Though her training includes cardio and resistance training, Ford has learned that success in archery comes down to a certain level of patience and finesse. “Everything in archery comes down to form, and blank bale coalesces your form so that you can make every shot the same. You become a machine,” she said. “I think this helped me as I didn't worry about scores every day, I worked on how my archery felt to me.”
Another key to success is a lesson Ford learned from her coach, Jim White, who taught her that relationships determine results. “What you do, how you act, how you treat every single person that is around you determines how well you can succeed in life, whether in sport, school, work, your home life,” said Ford, who says this ideal has been life changing for her. She credits her friends and family, including her husband and her daughter, with helping to make her journey possible.

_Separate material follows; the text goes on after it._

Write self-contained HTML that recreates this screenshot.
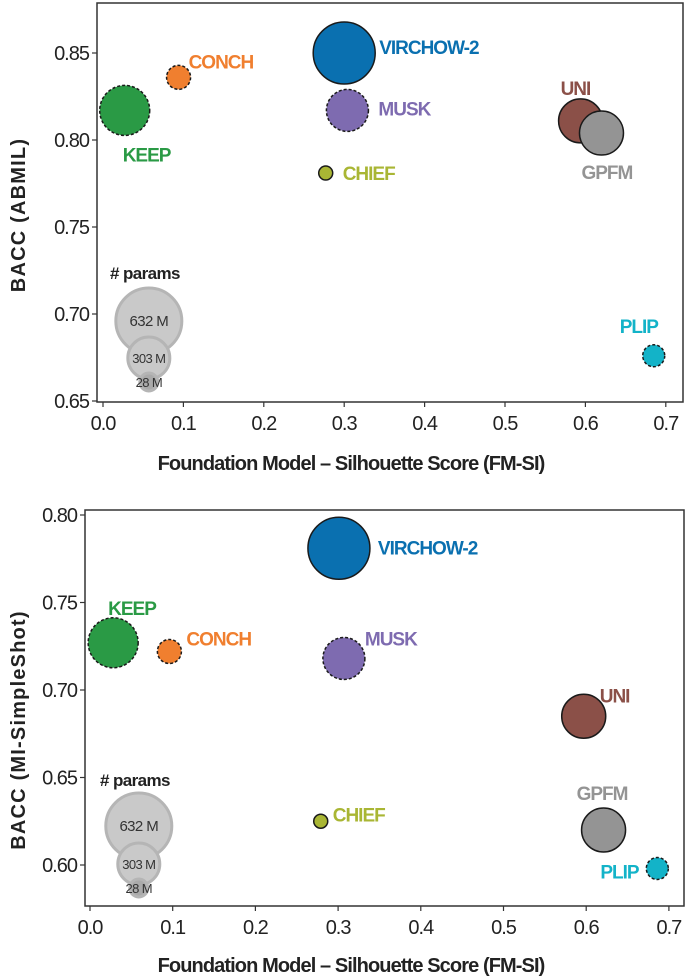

The 2012 Paralympic Games will be Ford’s chance to represent the U.S. as an athlete, but she got her first taste of the Olympic and Paralympic movements in 1996 in Atlanta. A Georgia native, Ford worked as a volunteer transportation supervisor, and then an assistant manager during the Olympic and Paralympic Games at the stadium.
“I was completely blown away by the Paralympians,” she said. “I never thought I would have the inner strength to be able to compete if something had happened to me. The light shining from those athletes was so bright and I was totally inspired in my life to be the best I could be at whatever I was doing, or at least work hard and do the best I could do.”
Now Ford will do her part to inspire others as the only woman on the U.S. Paralympic Archery team. Representing Team USA is a dream come true, and she knows no matter what the outcome is in London, she is happy with what she has accomplished and is proud to be an ambassador of her sport and her country.
“I know for a fact that archery has made me a better person,” Ford said. “When I combine my accomplishments with the person I have become in the last four years, I know that have attained something magical and that is going to be with me the rest of my life.”